Information provided:
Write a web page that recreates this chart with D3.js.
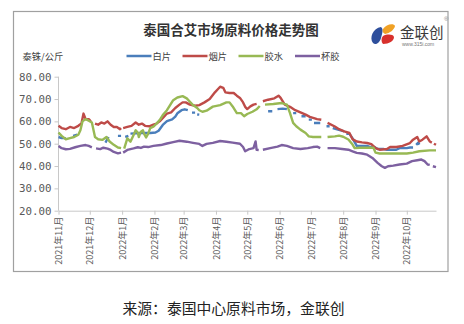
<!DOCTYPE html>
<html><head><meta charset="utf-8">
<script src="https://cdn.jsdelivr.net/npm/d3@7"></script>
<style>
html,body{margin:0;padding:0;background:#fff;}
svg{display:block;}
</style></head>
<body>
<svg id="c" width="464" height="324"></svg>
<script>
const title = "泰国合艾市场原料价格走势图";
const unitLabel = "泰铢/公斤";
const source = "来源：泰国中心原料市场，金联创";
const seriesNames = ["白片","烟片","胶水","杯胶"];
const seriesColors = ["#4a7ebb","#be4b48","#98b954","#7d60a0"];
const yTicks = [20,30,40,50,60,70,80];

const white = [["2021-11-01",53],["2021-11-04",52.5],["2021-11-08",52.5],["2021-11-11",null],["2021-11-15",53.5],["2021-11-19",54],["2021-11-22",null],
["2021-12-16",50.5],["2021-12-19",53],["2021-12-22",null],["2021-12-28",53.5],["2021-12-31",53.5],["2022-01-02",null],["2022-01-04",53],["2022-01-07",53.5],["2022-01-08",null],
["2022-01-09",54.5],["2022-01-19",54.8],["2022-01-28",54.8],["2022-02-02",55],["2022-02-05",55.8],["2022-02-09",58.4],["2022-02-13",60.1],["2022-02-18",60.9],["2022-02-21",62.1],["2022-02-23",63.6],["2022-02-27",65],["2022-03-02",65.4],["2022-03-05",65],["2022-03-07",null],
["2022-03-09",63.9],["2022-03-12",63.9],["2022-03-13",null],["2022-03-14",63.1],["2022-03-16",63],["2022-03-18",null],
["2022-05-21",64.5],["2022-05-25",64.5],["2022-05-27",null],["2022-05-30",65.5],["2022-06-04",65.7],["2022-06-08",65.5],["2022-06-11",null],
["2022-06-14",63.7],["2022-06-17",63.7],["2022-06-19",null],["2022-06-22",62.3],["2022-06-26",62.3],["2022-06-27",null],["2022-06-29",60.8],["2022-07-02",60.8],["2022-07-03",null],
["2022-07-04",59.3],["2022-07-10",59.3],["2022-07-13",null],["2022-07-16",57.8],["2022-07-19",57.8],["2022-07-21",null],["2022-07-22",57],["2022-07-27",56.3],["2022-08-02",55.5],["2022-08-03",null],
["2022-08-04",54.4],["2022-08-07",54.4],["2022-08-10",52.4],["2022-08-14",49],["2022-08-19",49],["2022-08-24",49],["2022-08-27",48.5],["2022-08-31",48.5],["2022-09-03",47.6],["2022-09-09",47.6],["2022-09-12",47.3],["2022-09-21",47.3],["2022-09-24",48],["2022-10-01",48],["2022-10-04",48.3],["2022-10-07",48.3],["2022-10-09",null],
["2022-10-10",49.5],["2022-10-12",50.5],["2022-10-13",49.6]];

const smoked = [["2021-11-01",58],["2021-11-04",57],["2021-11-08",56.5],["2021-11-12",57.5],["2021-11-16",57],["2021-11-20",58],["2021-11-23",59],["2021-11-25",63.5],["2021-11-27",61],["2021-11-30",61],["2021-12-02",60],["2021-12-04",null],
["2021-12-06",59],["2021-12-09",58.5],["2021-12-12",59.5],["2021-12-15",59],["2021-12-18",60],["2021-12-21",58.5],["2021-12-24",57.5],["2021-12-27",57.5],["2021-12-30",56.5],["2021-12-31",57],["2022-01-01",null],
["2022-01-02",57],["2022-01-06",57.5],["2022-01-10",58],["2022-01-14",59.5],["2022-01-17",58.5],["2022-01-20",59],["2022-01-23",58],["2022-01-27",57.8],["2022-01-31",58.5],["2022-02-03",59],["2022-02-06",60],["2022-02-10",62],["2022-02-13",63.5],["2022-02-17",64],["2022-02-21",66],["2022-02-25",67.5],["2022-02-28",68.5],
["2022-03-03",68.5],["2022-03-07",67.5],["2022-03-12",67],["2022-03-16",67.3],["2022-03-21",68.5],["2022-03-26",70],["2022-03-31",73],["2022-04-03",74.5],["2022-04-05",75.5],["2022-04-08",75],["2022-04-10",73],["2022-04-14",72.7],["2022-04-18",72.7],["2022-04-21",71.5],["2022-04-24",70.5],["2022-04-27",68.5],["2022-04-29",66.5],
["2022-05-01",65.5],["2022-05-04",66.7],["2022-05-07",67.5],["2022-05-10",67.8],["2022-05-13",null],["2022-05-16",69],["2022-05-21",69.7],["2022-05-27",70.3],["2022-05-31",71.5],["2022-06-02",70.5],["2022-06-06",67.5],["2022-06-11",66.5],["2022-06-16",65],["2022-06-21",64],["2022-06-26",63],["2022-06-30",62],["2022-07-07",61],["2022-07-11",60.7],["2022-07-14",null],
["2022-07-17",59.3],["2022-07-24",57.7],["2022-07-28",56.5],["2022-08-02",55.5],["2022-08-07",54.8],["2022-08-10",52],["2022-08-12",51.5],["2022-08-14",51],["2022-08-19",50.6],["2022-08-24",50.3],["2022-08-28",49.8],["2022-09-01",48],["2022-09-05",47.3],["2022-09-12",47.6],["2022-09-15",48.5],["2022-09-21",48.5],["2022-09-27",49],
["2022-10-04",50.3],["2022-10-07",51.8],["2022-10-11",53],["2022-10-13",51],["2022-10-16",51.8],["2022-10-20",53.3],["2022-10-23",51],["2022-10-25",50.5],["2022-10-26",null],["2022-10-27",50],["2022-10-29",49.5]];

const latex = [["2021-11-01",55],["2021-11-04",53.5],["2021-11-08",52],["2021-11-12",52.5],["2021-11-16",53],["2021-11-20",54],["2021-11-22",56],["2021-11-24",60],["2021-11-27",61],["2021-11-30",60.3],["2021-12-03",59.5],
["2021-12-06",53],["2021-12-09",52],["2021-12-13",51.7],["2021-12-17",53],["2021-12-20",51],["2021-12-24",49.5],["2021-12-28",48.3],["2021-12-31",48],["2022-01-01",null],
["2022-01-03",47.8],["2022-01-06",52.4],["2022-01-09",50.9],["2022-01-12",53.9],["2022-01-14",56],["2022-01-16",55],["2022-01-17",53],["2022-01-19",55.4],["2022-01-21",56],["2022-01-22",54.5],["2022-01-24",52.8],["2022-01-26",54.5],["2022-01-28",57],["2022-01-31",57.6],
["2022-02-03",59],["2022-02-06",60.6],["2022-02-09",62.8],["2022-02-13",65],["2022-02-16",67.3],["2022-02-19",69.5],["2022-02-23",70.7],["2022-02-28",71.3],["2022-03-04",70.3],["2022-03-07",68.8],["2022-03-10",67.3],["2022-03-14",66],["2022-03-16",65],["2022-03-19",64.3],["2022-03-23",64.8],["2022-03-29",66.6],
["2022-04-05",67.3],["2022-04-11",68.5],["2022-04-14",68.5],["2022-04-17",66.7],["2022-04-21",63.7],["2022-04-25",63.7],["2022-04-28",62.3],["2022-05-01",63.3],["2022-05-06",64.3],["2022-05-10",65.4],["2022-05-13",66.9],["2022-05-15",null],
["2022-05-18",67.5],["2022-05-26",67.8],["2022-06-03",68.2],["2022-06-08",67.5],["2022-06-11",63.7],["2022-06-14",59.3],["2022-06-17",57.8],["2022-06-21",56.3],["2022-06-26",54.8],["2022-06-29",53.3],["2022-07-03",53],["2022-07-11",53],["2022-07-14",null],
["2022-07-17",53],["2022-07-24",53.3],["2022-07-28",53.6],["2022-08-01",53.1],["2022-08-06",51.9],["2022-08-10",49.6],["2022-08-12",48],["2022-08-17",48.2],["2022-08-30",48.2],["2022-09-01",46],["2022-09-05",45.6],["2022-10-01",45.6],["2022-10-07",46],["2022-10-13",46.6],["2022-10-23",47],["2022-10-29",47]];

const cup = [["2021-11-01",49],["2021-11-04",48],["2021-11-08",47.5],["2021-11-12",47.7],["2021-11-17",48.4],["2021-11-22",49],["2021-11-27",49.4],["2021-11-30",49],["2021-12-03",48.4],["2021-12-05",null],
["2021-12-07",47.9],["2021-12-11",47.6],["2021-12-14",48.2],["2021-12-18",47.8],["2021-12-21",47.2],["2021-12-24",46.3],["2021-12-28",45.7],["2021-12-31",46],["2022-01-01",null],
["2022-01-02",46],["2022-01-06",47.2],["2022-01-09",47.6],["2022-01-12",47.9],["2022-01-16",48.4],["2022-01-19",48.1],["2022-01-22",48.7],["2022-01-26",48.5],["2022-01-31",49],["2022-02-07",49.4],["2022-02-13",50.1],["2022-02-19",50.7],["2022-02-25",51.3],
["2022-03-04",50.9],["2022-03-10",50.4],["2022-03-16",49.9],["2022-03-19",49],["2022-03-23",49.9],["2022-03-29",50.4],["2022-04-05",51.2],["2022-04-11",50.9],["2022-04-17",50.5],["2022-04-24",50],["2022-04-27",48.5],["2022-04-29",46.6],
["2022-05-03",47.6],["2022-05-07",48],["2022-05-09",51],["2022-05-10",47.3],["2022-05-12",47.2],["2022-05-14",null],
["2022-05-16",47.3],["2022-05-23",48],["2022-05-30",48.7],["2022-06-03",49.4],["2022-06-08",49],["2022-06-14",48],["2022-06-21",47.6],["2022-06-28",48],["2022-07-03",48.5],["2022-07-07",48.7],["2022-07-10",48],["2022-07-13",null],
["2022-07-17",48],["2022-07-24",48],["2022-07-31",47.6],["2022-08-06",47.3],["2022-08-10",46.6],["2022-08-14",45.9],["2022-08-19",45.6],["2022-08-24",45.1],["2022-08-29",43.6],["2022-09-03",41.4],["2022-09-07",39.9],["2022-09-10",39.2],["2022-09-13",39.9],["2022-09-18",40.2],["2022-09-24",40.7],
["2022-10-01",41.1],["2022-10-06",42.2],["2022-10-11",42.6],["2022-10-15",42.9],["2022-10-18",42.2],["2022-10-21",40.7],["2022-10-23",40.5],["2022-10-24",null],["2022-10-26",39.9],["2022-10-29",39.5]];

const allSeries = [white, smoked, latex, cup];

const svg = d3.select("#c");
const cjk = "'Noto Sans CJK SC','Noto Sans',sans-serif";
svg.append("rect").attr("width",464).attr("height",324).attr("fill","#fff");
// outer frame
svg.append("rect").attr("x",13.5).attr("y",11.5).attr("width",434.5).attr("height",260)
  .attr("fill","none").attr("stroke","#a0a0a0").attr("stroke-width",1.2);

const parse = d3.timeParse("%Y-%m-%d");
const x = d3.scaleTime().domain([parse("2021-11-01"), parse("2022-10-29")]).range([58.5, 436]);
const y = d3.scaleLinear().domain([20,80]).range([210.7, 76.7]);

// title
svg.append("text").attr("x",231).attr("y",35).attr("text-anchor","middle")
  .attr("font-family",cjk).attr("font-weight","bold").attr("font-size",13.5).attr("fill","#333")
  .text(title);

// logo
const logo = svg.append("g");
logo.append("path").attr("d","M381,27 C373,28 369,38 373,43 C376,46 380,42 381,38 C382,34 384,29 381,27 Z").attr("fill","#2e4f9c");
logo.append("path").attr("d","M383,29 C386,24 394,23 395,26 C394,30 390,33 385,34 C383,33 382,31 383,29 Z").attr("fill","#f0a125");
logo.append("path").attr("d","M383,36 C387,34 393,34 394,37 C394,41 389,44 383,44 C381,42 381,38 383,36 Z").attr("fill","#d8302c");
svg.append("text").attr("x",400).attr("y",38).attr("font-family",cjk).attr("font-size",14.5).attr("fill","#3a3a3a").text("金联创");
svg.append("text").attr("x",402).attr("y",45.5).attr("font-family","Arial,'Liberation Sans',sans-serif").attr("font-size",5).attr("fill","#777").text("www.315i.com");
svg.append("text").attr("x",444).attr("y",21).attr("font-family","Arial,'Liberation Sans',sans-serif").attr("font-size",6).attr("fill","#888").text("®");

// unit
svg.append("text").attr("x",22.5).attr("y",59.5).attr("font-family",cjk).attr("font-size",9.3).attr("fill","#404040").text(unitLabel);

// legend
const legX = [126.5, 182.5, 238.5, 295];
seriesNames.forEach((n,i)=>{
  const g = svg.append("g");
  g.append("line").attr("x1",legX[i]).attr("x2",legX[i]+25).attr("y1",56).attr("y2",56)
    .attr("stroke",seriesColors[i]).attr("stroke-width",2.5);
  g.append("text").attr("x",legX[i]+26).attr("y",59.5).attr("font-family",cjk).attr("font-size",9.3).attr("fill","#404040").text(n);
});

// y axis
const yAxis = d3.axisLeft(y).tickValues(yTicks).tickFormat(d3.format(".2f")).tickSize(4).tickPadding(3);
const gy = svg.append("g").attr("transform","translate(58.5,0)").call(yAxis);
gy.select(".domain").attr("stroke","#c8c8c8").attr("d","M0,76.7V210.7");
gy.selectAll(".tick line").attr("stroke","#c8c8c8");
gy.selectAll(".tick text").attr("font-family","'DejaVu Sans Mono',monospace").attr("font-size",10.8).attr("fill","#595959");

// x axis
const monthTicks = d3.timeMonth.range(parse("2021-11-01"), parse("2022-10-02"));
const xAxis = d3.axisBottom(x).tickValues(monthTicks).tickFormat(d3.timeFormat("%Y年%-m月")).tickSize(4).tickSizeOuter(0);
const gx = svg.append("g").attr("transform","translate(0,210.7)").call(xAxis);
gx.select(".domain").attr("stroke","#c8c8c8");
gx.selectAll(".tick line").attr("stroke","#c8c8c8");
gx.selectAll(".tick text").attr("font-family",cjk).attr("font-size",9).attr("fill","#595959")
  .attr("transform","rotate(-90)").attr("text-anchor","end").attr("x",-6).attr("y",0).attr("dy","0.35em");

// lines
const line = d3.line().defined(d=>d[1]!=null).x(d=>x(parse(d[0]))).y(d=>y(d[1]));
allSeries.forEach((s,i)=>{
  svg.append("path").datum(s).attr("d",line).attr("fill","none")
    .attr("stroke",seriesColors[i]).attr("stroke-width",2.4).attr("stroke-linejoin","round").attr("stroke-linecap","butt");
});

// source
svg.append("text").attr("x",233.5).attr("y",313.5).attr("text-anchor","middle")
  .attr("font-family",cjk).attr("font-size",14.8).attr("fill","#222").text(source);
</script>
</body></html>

* * *

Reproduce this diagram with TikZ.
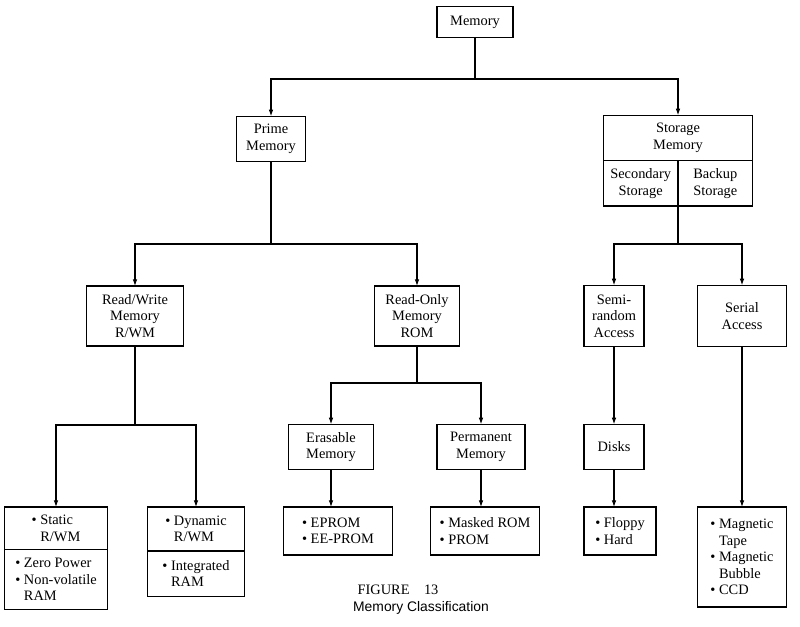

Work instructions: Start at the line with "Write a web", stop at the line with "const yTicks = [20,30,40,50,60,70,80];", both lines included, and repeat that span exactly without its pictures.

Complete answer:
Write a web page that recreates this chart with D3.js.
<!DOCTYPE html>
<html><head><meta charset="utf-8">
<script src="https://cdn.jsdelivr.net/npm/d3@7"></script>
<style>
html,body{margin:0;padding:0;background:#fff;}
svg{display:block;}
</style></head>
<body>
<svg id="c" width="464" height="324"></svg>
<script>
const title = "泰国合艾市场原料价格走势图";
const unitLabel = "泰铢/公斤";
const source = "来源：泰国中心原料市场，金联创";
const seriesNames = ["白片","烟片","胶水","杯胶"];
const seriesColors = ["#4a7ebb","#be4b48","#98b954","#7d60a0"];
const yTicks = [20,30,40,50,60,70,80];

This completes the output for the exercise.